**Given problem:** Strip the pictures and reproduce the rest of the listing exactly.

###

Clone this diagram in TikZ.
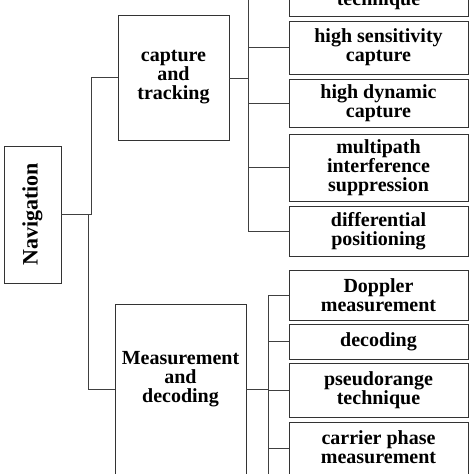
\documentclass[tikz,border=0pt]{standalone}
\usepackage{fontspec}
\setmainfont{Liberation Serif}
\begin{document}
\begin{tikzpicture}[x=1pt,y=-1pt,
  box/.style={draw=black!80,line width=0.9pt,inner sep=0pt,align=center,
    font=\fontsize{20}{19}\selectfont\bfseries},
  txt/.style={inner sep=0pt,align=center,font=\fontsize{20}{19}\selectfont\bfseries},
  wire/.style={draw=black!75,line width=0.9pt}]
\useasboundingbox (0,0) rectangle (474,474);
\clip (0,0) rectangle (474,474);
% root
\node[box,minimum width=57,minimum height=137] (nav) at (32.5,214.5)
  {\rotatebox{90}{\fontsize{22}{22}\selectfont\bfseries Navigation}};
% level 1
\node[box,minimum width=111,minimum height=125] (cap) at (173.5,77.5) {capture\\and\\tracking};
\node[box,minimum width=131,minimum height=190,anchor=north] (meas) at (180.5,304) {};
\node[txt] (meastxt) at (180.5,379) {Measurement\\and\\decoding};
% capture children
\node[box,minimum width=179,minimum height=53] (tech) at (378.5,-10.5) {};
\node[txt,anchor=base] (techtxt) at (378.5,5) {technique};
\node[box,minimum width=179,minimum height=53] (hs) at (378.5,47.5) {high sensitivity\\capture};
\node[box,minimum width=179,minimum height=48] (hd) at (378.5,103) {high dynamic\\capture};
\node[box,minimum width=179,minimum height=67] (mp) at (378.5,167.5) {multipath\\interference\\suppression};
\node[box,minimum width=179,minimum height=50] (dp) at (378.5,231) {differential\\positioning};
% measurement children
\node[box,minimum width=179,minimum height=50] (dop) at (378.5,295) {Doppler\\measurement};
\node[box,minimum width=179,minimum height=35] (dec) at (378.5,341.5) {decoding};
\node[box,minimum width=179,minimum height=54] (pr) at (378.5,390) {pseudorange\\technique};
\node[box,minimum width=179,minimum height=70,anchor=north] (cp) at (378.5,422) {};
\node[txt] (cptxt) at (378.5,447) {carrier phase\\measurement};
% connectors root
\coordinate (f1) at (91,214);
\coordinate (f2) at (88,214);
\draw[wire] (nav.east |- f1) -- (f1) |- (cap.west);
\draw[wire] (f2) -- (88,389) -- (meas.west |- 0,389);
% capture bus
\coordinate (cb) at (248,78);
\draw[wire] (cap.east |- cb) -- (cb);
\draw[wire] (cb |- tech.west) -- (cb |- dp.west);
\foreach \n in {tech,hs,hd,mp,dp} \draw[wire] (cb |- \n.west) -- (\n.west);
% measurement bus
\coordinate (mb) at (268,389);
\draw[wire] (meas.east |- mb) -- (mb);
\draw[wire] (mb |- dop.west) -- (268,480);
\foreach \n in {dop,dec,pr} \draw[wire] (mb |- \n.west) -- (\n.west);
\draw[wire] (mb |- 0,448) -- (cp.west |- 0,448);
\end{tikzpicture}
\end{document}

###

**Answer for this exercise:**
Clone this diagram in TikZ.
\documentclass[tikz,border=0pt]{standalone}
\usepackage{fontspec}
\setmainfont{Liberation Serif}
\begin{document}
\begin{tikzpicture}[x=1pt,y=-1pt,
  box/.style={draw=black!80,line width=0.9pt,inner sep=0pt,align=center,
    font=\fontsize{20}{19}\selectfont\bfseries},
  txt/.style={inner sep=0pt,align=center,font=\fontsize{20}{19}\selectfont\bfseries},
  wire/.style={draw=black!75,line width=0.9pt}]
\useasboundingbox (0,0) rectangle (474,474);
\clip (0,0) rectangle (474,474);
% root
\node[box,minimum width=57,minimum height=137] (nav) at (32.5,214.5)
  {\rotatebox{90}{\fontsize{22}{22}\selectfont\bfseries Navigation}};
% level 1
\node[box,minimum width=111,minimum height=125] (cap) at (173.5,77.5) {capture\\and\\tracking};
\node[box,minimum width=131,minimum height=190,anchor=north] (meas) at (180.5,304) {};
\node[txt] (meastxt) at (180.5,379) {Measurement\\and\\decoding};
% capture children
\node[box,minimum width=179,minimum height=53] (tech) at (378.5,-10.5) {};
\node[txt,anchor=base] (techtxt) at (378.5,5) {technique};
\node[box,minimum width=179,minimum height=53] (hs) at (378.5,47.5) {high sensitivity\\capture};
\node[box,minimum width=179,minimum height=48] (hd) at (378.5,103) {high dynamic\\capture};
\node[box,minimum width=179,minimum height=67] (mp) at (378.5,167.5) {multipath\\interference\\suppression};
\node[box,minimum width=179,minimum height=50] (dp) at (378.5,231) {differential\\positioning};
% measurement children
\node[box,minimum width=179,minimum height=50] (dop) at (378.5,295) {Doppler\\measurement};
\node[box,minimum width=179,minimum height=35] (dec) at (378.5,341.5) {decoding};
\node[box,minimum width=179,minimum height=54] (pr) at (378.5,390) {pseudorange\\technique};
\node[box,minimum width=179,minimum height=70,anchor=north] (cp) at (378.5,422) {};
\node[txt] (cptxt) at (378.5,447) {carrier phase\\measurement};
% connectors root
\coordinate (f1) at (91,214);
\coordinate (f2) at (88,214);
\draw[wire] (nav.east |- f1) -- (f1) |- (cap.west);
\draw[wire] (f2) -- (88,389) -- (meas.west |- 0,389);
% capture bus
\coordinate (cb) at (248,78);
\draw[wire] (cap.east |- cb) -- (cb);
\draw[wire] (cb |- tech.west) -- (cb |- dp.west);
\foreach \n in {tech,hs,hd,mp,dp} \draw[wire] (cb |- \n.west) -- (\n.west);
% measurement bus
\coordinate (mb) at (268,389);
\draw[wire] (meas.east |- mb) -- (mb);
\draw[wire] (mb |- dop.west) -- (268,480);
\foreach \n in {dop,dec,pr} \draw[wire] (mb |- \n.west) -- (\n.west);
\draw[wire] (mb |- 0,448) -- (cp.west |- 0,448);
\end{tikzpicture}
\end{document}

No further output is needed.